Welcome to this Thursday’s edition of Noorani’s Notes. Have a story you’d like us to include? Email me at [email protected].


BETWEEN A WALL AND A HARD PLACE – It’s a new season and a new look for our “Only in America” podcast. This week, for the first installment of our “Between a Wall and a Hard Place” series, I chat with Jason De León, a MacArthur Genius Fellow and author of The Land of Open Graves. ⁠⁠Jason has explored the human consequences of deterrence policies through an in-depth anthropological study of crossings through the Sonoran desert — and how deterrence has failed to turn away border-crossers for two decades. ⁠He told me about the journeys of people who unsuccessfully made dozens of attempts to cross the border, and the objects and bodies left behind.⁠

ACCESS TO COUNSEL – In San Diego, U.S. District Judge Dana Sabraw has ruled that “asylum seekers who have expressed fear about being returned to Mexico to await their U.S. immigration proceedings must be allowed access to attorneys to argue their cases,” Kristina Davis reports for the San Diego Union-Tribune. The judge wrote in his ruling: “Given the stakes of a non-refoulement interview — the return to a country in which one may face persecution and torture — and the interview’s fact-intensive nature, it is undeniable that access to counsel is important.”

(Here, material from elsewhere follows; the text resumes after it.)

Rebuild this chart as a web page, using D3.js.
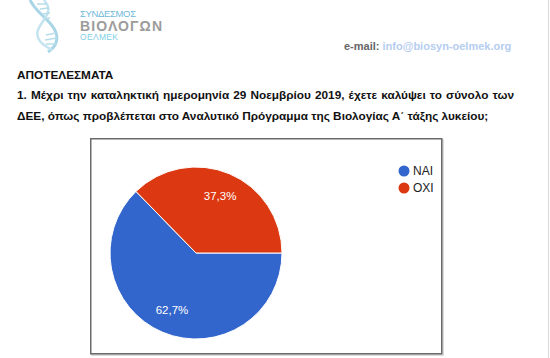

EMERGENCY VOTE – Senate Democrats are planning their next vote to try to end the Trump administration’s national emergency declaration, which has diverted Defense Department spending for wall construction on the southern border, Niels Lesniewski reports in Roll Call. “Under the 1976 National Emergencies Act, Congress can vote every six months to terminate a presidential emergency declaration … Lawmakers can vote again starting Feb. 15, 2020 to terminate the border emergency.”

CHALLENGED IN OREGON – Two Oregon attorneys, Tess Hellgren and Kelsey Provo, penned an op-ed for The Oregonian explaining their lawsuit against the Trump administration’s proclamation mandating health insurance for visa applicants. “Ironically, most of the proclamation’s list of ‘approved’ health insurance options are neither legally nor practically available to immigrants.”

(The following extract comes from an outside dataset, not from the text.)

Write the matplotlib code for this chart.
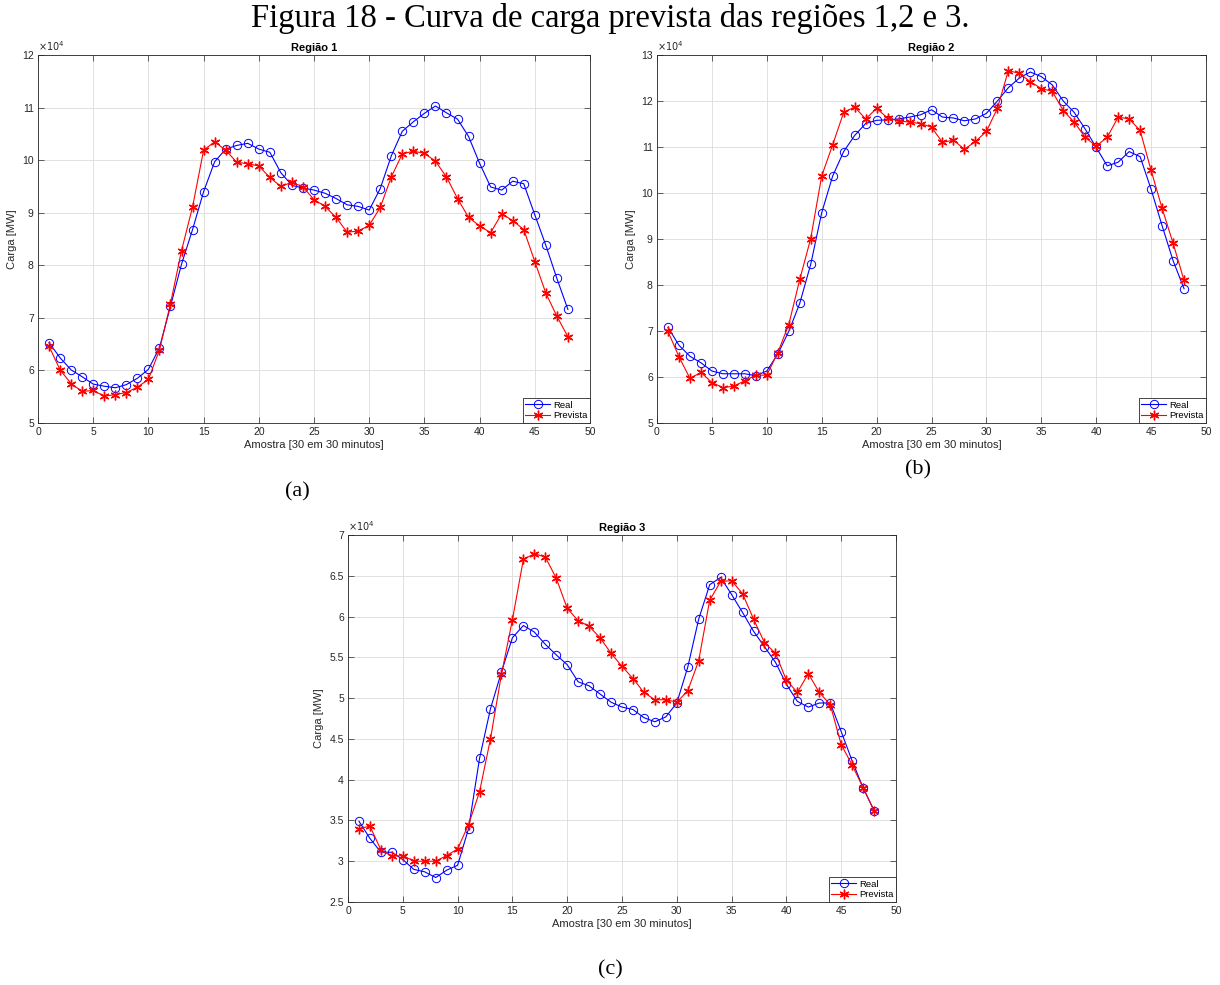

ICE SUBPOENAS – Earlier this week, U.S. Immigration and Customs Enforcement (ICE) issued subpoenas to Denver police for information on four migrants the agency is seeking to deport, representing the latest showdown between the Trump administration and cities with so-called “sanctuary” policies. Ryan Luby, a spokesman for the city attorney’s office, told Colleen Long at the Associated Press: “The subpoenas were not issued by a court of law and not signed by a judge. … Denver does not comply with subpoenas unless they are Court-ordered or unless they are primarily related to a criminal investigation. Our immigration ordinance fully complies with federal law.”

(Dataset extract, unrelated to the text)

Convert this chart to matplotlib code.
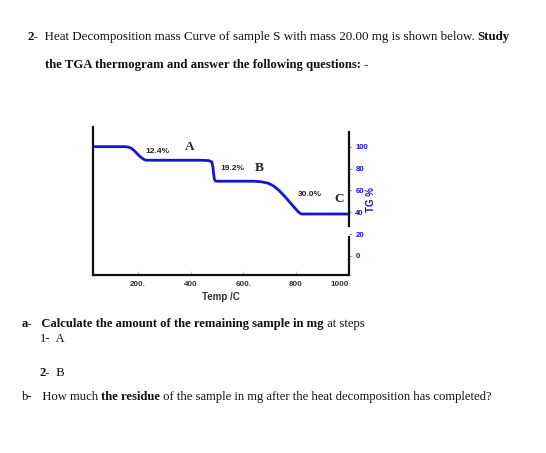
import matplotlib
matplotlib.use("Agg")
import matplotlib.pyplot as plt

# ---- data ----
temp_c = [30, 150, 165, 175, 185, 195, 205, 215, 225, 232,
          440, 470, 480, 484, 487, 490, 494, 500,
          640, 670, 695, 715, 735, 755, 775, 795, 810, 820, 1001]
mass_pct = [100, 100, 99.5, 98.5, 96.5, 94, 91.5, 89.5, 88, 87.6,
            87.6, 87.2, 86, 82, 75, 70, 68.6, 68.4,
            68.4, 67.8, 66.5, 64, 60, 55, 49.5, 44, 40, 38.4, 38.4]
x_ticks = [200, 400, 600, 800, 1000]
x_tick_labels = ["200.", "400", "600.", "800", "1000"]
y_ticks = [0, 20, 40, 60, 80, 100]
y_tick_labels = ["0", "20", "40", "60", "80", "100"]
step_labels = ["12.4%", "19.2%", "30.0%"]
step_label_x = [272, 557, 853]
step_label_y = [96, 79.6, 55.8]
step_names = ["A", "B", "C"]
step_name_x = [397, 659, 963]
step_name_y = [99.7, 80.5, 52]

W, H = 546, 453
fig = plt.figure(figsize=(W / 100, H / 100), dpi=100)

def fx(px):
    return px / W

def fy(py):
    return 1 - py / H

BLUE = "#1414d2"
SERIF = "Liberation Serif"
SANS = "Liberation Sans"
TXT = "#111111"

ax = fig.add_axes([fx(93), fy(275), fx(349) - fx(93), fy(127) - fy(275)])
ax.plot(temp_c, mass_pct, color=BLUE, lw=2.0, solid_capstyle="butt")
ax.set_xlim(29, 1001)
ax.set_ylim(-17.4, 118)

for s in ["top", "right"]:
    ax.spines[s].set_visible(False)
for s in ["left", "bottom"]:
    ax.spines[s].set_linewidth(1.6)
    ax.spines[s].set_color("#111111")
tr = ax.get_yaxis_transform()
ax.plot([1, 1], [27.4, 113.7], transform=tr, color="#111111", lw=1.6, clip_on=False)
ax.plot([1, 1], [-17.4, 17.4], transform=tr, color="#111111", lw=1.6, clip_on=False)

ax.set_xticks(x_ticks)
ax.set_xticklabels(x_tick_labels, fontsize=5.8, family=SANS, weight="bold", color="#333333")
ax.get_xticklabels()[-1].set_horizontalalignment("right")
ax.tick_params(axis="x", direction="in", length=3, width=0.6, color="#bbbbbb", pad=4)
ax.yaxis.tick_right()
ax.set_yticks(y_ticks)
ax.set_yticklabels(y_tick_labels, fontsize=5.6, family=SANS, weight="bold", color=BLUE)
ax.tick_params(axis="y", direction="out", length=1.5, width=0.6, color="#555555", pad=3)
ax.set_xlabel("Temp /C", fontsize=7, family=SANS, weight="bold", color="#333333", labelpad=3)
fig.text(fx(371), fy(200), "TG %", rotation=90, ha="center", va="center",
         fontsize=7, family=SANS, weight="bold", color=BLUE)

for s, x, y in zip(step_labels, step_label_x, step_label_y):
    ax.text(x, y, s, ha="center", va="center", fontsize=6, family=SANS,
            weight="bold", color="#222222")
for s, x, y in zip(step_names, step_name_x, step_name_y):
    ax.text(x, y, s, ha="center", va="center", fontsize=9.5, family=SERIF,
            weight="bold", color="#222222")


def line(x, y, parts, size):
    first = fig.text(x, y, parts[0][0], ha="left", va="center", fontsize=size,
                     family=SERIF, weight=parts[0][1], color=TXT)
    prev = first
    for s, w in parts[1:]:
        prev = ax.annotate(s, xy=(1, 0), xycoords=prev, ha="left", va="bottom",
                           fontsize=size, family=SERIF, weight=w, color=TXT,
                           annotation_clip=False)
    return first

line(fx(27), fy(37), [("2-", "bold"), ("  Heat Decomposition mass Curve of sample S with mass 20.00 mg is shown below. ", "normal"), ("Study", "bold")], 9.35)
line(fx(45), fy(65), [("the TGA thermogram and answer the following questions: -", "bold")], 9.2)
line(fx(22), fy(324), [("a-", "bold"), ("   Calculate the amount of the remaining sample in mg", "bold"), (" at steps", "normal")], 9.1)
line(fx(40), fy(339), [("1-", "normal"), ("  A", "normal")], 9.1)
line(fx(40), fy(373), [("2-", "bold"), ("  B", "normal")], 9.1)
line(fx(22), fy(397), [("b-", "normal"), ("   How much ", "normal"), ("the residue", "bold"), (" of the sample in mg after the heat decomposition has completed?", "normal")], 9.1)

fig.savefig("out.png", dpi=100, facecolor="white")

CAMBODIAN DEPORTATIONS – A group of 25 Cambodian refugees ¬— who have spent most of their lives here after coming to the U.S. as part of a longstanding agreement to take in Vietnam War refugees — were deported earlier this week. Charles Dunst in the Washington Monthly reports: “Rights groups are critical of these removals, because almost all of those targeted for deportation came to the United States as refugees and will now be separated from their families who remain there.”

OKC – Kansas City is home to approximately 135,000 immigrants — about 7% of the overall population, report Laura Ziegler and Dan Margolies for KCUR. In their State of Kansas City segment, they layout the immigrant community’s contributions, issues to watch and key players. The kicker: “Over the last decade and a half, the metro's immigrant population has increased 300%, which is more than seven times the metro's population growth overall.”